Ludwig Kaltenburg not surrounded by animals? Unthinkable. Probably there was a dog’s nose or a beak on his passport photo.
“How about on the night after Stalin’s death — did he really not mention a single animal?”
I didn’t realize that until years later: Martin, Klara, and I had witnessed the first long Kaltenburg monologue without any reference to the animal kingdom. Till all hours he talked about a human being as if he were talking about an animal.

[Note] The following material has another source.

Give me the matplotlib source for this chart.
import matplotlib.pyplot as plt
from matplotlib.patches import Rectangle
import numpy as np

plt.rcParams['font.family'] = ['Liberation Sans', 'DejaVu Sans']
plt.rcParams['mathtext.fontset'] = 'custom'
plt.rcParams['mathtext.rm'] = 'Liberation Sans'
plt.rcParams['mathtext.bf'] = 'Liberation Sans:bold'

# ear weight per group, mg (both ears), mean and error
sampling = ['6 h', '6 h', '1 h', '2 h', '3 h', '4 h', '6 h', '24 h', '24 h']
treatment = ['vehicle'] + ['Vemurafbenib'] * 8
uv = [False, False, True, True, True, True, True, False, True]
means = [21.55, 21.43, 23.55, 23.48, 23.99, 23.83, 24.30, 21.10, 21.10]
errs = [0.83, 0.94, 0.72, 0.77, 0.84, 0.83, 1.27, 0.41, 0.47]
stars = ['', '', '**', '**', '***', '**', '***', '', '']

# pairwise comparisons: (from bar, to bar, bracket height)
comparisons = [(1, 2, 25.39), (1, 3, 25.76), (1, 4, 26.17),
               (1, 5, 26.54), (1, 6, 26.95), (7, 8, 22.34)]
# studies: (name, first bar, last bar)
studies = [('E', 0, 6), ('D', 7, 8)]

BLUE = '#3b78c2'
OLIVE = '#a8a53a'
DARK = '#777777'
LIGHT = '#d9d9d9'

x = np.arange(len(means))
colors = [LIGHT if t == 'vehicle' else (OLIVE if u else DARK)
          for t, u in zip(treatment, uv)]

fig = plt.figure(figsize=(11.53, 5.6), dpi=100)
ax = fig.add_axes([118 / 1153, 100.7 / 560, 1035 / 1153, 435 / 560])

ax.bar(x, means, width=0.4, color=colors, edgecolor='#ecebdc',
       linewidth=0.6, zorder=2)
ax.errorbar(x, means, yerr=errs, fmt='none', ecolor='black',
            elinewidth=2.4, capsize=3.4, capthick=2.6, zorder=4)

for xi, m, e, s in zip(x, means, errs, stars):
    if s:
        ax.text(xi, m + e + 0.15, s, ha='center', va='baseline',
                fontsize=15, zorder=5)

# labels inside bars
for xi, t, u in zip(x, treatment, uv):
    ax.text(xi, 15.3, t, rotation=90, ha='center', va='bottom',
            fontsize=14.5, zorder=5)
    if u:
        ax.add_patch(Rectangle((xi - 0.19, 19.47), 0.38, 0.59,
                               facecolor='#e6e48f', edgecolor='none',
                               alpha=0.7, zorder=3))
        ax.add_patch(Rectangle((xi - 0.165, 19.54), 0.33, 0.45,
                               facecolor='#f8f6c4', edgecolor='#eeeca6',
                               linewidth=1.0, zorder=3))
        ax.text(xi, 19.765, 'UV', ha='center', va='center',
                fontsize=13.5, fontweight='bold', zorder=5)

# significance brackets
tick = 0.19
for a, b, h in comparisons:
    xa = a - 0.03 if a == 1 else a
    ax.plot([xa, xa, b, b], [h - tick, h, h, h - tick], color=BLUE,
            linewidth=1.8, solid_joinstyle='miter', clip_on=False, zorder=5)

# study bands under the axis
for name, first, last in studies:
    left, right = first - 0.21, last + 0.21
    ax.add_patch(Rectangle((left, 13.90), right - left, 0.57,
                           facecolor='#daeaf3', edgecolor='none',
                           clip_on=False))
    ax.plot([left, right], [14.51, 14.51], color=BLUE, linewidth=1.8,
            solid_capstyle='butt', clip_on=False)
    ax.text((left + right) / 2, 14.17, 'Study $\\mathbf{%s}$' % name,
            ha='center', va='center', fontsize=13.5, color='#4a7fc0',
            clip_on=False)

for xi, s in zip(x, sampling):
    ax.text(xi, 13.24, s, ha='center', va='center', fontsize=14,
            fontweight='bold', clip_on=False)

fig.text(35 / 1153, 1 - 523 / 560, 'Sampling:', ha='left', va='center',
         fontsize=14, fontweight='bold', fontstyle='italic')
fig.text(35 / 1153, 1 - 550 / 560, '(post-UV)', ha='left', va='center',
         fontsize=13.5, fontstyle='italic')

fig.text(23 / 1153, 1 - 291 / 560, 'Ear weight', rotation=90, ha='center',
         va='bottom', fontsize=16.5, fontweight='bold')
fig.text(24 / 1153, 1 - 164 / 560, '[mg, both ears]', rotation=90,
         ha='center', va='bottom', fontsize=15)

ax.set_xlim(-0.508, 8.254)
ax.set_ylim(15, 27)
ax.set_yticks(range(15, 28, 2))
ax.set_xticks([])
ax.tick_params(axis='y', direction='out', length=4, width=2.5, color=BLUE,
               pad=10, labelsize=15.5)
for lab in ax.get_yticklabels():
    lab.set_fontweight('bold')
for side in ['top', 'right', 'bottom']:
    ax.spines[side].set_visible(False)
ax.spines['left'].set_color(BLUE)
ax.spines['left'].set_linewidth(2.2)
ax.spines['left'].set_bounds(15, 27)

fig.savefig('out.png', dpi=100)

People were in mourning, everywhere you could see eyes red from weeping — but Kaltenburg took his example from a man who knew no tears. When Archetypes of Fear appeared a decade later, Klara and I agreed that his work on the book had begun then, on the sixth of March 1953. Covertly — for Kaltenburg would surely not have formulated a plan by that time, in the years before his departure the most he would have done was to jot down a few cryptic, seemingly disparate notes. Nonetheless, the evening we four spent together was the occasion for a shift of perspective. Only a minimal change in the angle of vision at first, as if the professor had become aware of a gentle movement on the margin of his visual field, all the harder to ignore the longer he insisted he hadn’t noticed anything.

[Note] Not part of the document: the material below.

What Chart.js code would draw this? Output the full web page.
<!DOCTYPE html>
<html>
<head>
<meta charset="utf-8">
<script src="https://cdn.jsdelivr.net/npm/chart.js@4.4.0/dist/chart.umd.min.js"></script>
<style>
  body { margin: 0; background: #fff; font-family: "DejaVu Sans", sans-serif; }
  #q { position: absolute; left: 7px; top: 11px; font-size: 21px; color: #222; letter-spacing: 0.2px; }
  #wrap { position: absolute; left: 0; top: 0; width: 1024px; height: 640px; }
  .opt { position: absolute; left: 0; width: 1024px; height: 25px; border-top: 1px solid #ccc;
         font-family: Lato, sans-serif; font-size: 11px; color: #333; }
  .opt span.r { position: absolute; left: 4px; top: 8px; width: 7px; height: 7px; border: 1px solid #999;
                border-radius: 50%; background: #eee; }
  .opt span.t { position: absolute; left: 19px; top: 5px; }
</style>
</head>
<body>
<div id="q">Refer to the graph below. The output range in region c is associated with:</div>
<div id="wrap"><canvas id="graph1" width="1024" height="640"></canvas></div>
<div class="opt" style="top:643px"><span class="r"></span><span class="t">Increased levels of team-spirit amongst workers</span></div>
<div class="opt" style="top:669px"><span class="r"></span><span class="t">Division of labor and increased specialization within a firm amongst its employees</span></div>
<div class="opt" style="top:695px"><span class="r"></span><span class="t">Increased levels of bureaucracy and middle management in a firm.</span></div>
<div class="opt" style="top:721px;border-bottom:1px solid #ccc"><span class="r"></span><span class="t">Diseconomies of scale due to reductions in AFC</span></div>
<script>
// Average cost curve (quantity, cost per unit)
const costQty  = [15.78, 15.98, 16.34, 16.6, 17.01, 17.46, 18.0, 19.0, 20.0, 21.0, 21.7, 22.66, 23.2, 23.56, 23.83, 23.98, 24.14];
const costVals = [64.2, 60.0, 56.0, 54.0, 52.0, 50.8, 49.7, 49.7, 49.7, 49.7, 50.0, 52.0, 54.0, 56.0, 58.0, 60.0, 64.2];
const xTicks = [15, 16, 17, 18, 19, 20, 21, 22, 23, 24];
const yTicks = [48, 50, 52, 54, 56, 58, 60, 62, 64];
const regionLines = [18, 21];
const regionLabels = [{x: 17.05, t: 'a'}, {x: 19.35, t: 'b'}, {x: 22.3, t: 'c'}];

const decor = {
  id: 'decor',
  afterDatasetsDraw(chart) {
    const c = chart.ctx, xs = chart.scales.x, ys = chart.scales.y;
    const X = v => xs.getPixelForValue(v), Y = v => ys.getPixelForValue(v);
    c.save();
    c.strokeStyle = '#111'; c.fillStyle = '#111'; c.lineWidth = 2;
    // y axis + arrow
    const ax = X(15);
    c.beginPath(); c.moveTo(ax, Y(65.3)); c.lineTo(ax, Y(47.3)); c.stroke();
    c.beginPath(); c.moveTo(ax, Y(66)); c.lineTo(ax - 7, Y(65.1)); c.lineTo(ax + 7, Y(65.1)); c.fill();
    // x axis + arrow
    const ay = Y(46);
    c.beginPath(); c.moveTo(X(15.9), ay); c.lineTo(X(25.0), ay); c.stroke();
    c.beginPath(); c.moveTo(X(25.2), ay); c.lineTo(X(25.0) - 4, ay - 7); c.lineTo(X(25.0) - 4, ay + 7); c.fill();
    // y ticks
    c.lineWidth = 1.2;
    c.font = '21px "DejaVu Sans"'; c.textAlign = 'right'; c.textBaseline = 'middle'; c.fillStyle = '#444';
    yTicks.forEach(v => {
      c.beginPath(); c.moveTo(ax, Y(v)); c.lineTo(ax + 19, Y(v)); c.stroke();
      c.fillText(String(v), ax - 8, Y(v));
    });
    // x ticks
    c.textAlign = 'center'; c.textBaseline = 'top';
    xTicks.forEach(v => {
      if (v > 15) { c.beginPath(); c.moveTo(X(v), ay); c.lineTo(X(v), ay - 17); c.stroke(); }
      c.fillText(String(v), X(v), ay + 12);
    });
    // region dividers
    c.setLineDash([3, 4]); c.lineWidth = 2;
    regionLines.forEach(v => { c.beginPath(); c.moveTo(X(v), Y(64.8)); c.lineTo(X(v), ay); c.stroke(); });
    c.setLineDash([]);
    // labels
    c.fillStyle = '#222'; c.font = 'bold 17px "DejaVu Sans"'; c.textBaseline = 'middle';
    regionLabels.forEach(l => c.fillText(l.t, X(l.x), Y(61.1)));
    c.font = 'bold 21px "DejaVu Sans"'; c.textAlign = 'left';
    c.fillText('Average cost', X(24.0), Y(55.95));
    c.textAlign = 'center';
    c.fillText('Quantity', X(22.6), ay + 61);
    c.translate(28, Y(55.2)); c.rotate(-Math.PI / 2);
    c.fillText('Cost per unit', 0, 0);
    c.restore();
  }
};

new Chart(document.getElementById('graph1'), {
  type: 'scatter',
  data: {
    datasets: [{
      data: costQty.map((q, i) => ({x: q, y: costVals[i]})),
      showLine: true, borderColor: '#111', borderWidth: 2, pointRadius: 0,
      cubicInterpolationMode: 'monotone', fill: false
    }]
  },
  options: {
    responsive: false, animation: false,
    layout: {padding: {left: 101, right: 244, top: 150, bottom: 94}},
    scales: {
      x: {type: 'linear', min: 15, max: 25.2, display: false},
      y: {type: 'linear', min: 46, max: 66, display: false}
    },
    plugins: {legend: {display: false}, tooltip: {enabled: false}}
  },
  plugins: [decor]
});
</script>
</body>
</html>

Gradually Kaltenburg was to turn toward a new area of observation. Our clandestine session in the Hagemanns’ house had brought him together with the first subject of his incipient researches, in fact the two had sat opposite each other for some hours. However, much to the professor’s regret, for the moment this future object of research showed no interest in submitting himself to observation. “The animals? It’s you I’m studying,” was what he claimed to have thrown at unwelcome visitors — later, there was no one the assertion fit better than Martin Spengler.
“Why not Klara Hagemann?”
He must have thought of Martin as an open challenge — a person who resisted being seen through by Kaltenburg. And Ludwig Kaltenburg had a masterly ability to coax people’s secrets out of them. Secrets they themselves were not aware of. Some were grateful to him: under his guidance they had plumbed depths into which they would never have ventured but for the professor. However, Kaltenburg didn’t want to hear about depths. Others felt betrayed: in his presence they had given away something that nobody had a right to know. But Kaltenburg did not believe in any case that you could successfully go on concealing something from the world. Whether depths or involuntary revelations, everybody agreed on one thing: basically the professor had done the talking, interrupted only by questions and comments that sounded to the listener in retrospect like incidental confessions. Kaltenburg’s gift for talking and observing — however, as far as Klara was concerned, I’m not sure to this day whether she was a challenge that defeated him or whether he never took on the challenge.